> [WHAT IS ASKED] Pictures stay out of this copy; please retype only the lines from the start of the records through the line with "from matplotlib.patches import Rectangle".

> [INFORMATION SUPPLIED]
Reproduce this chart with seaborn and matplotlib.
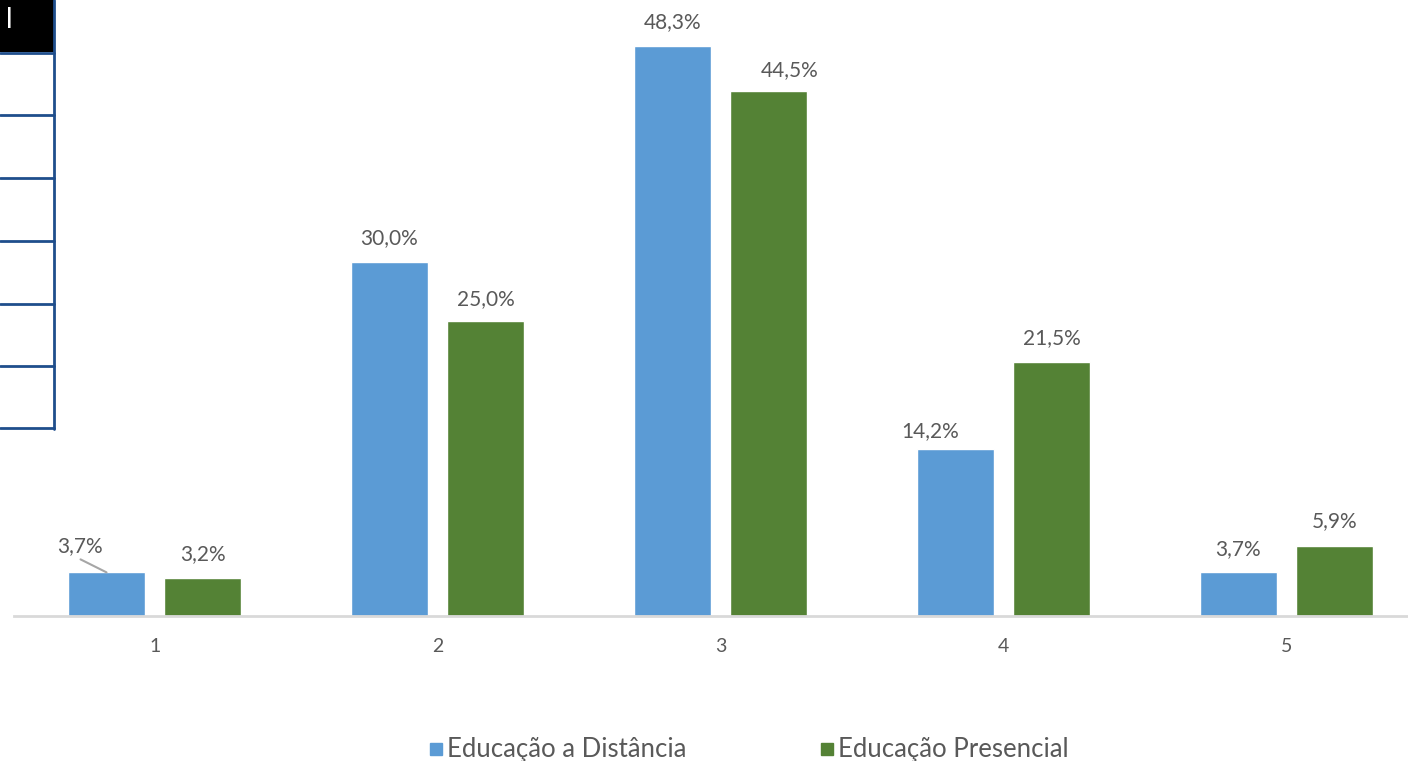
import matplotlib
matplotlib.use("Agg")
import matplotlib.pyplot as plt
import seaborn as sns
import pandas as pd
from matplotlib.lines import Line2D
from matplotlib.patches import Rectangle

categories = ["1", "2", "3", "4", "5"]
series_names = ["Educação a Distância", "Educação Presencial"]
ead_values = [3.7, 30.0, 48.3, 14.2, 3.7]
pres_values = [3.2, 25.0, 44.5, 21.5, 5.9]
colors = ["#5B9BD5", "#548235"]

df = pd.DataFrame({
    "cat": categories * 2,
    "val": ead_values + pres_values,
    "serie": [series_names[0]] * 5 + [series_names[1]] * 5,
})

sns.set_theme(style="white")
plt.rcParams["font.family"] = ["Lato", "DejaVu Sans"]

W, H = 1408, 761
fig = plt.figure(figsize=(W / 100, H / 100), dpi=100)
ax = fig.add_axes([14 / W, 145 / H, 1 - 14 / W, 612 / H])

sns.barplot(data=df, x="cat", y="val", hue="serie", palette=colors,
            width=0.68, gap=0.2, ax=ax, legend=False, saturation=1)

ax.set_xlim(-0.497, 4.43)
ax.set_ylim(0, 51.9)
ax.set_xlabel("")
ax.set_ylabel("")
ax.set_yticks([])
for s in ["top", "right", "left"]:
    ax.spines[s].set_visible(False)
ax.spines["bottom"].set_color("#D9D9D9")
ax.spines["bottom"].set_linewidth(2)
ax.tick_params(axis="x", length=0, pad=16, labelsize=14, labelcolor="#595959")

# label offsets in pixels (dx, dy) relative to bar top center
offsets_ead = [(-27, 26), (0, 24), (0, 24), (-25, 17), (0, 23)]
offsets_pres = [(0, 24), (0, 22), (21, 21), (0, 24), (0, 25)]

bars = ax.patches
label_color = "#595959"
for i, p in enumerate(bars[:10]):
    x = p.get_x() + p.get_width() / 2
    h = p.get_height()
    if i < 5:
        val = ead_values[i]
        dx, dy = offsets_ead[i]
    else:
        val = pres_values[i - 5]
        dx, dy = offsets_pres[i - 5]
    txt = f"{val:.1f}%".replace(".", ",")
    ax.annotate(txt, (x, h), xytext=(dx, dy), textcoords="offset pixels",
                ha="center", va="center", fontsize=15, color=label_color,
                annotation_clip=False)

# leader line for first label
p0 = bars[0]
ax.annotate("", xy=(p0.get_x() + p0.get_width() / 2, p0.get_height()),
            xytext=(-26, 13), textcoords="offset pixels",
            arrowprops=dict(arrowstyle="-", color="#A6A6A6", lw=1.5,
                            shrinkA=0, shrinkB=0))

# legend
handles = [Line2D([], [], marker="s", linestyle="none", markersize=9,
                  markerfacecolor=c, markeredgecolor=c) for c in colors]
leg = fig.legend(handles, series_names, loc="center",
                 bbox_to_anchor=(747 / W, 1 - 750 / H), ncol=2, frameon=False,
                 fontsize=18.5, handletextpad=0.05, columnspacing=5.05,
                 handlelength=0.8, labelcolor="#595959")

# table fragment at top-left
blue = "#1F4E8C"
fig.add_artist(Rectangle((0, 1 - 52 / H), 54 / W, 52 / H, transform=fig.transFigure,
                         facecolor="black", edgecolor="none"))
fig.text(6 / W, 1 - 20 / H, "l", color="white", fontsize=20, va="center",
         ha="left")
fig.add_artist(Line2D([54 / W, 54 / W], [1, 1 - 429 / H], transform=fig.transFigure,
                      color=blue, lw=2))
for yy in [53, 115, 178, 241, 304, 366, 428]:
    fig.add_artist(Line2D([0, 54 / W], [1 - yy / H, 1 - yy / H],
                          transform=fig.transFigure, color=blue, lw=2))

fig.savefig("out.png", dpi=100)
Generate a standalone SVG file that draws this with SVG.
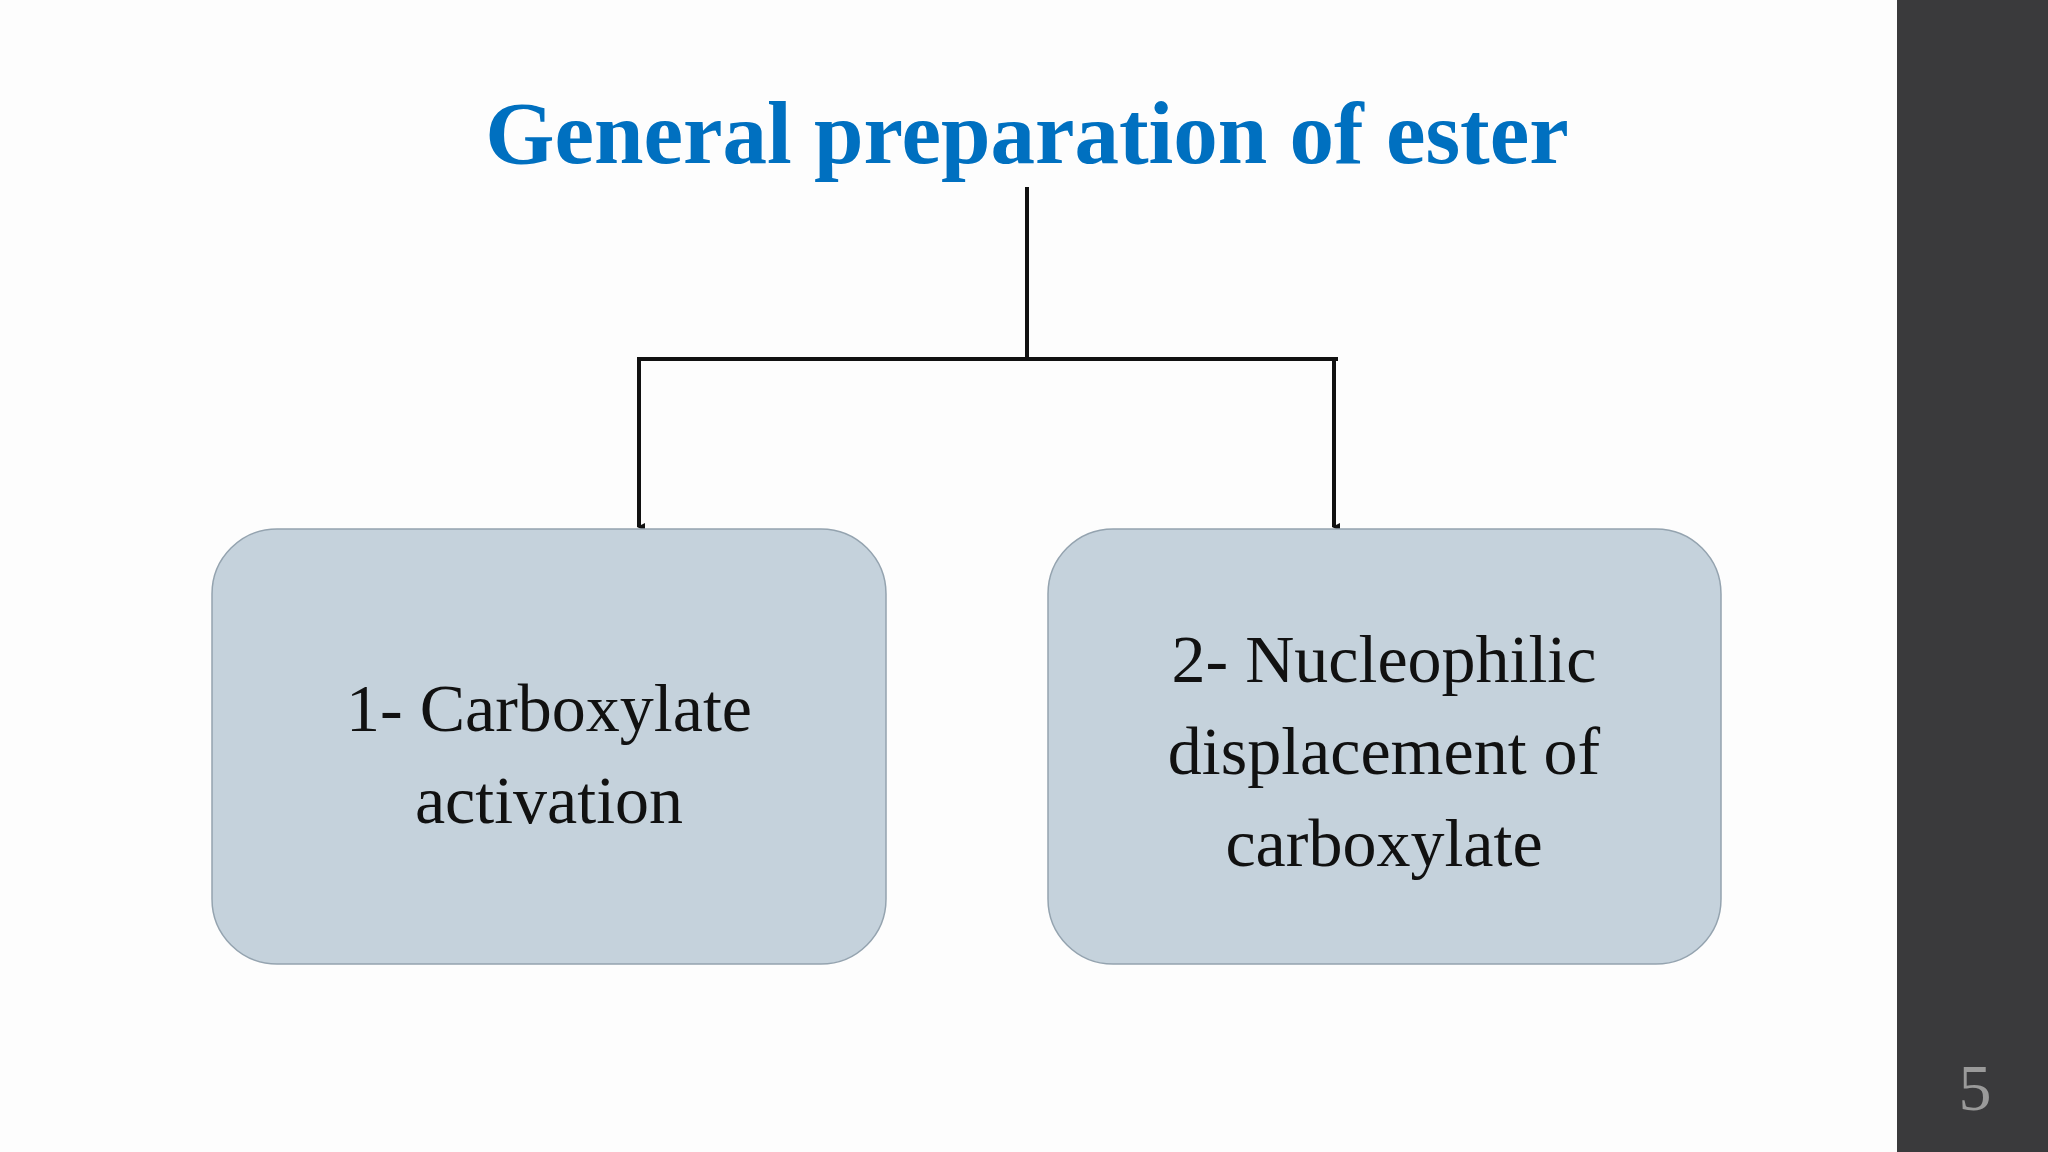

> [SOLVED PROBLEM]
Reproduce this chart with seaborn and matplotlib.
import matplotlib
matplotlib.use("Agg")
import matplotlib.pyplot as plt
import seaborn as sns
import pandas as pd
from matplotlib.lines import Line2D
from matplotlib.patches import Rectangle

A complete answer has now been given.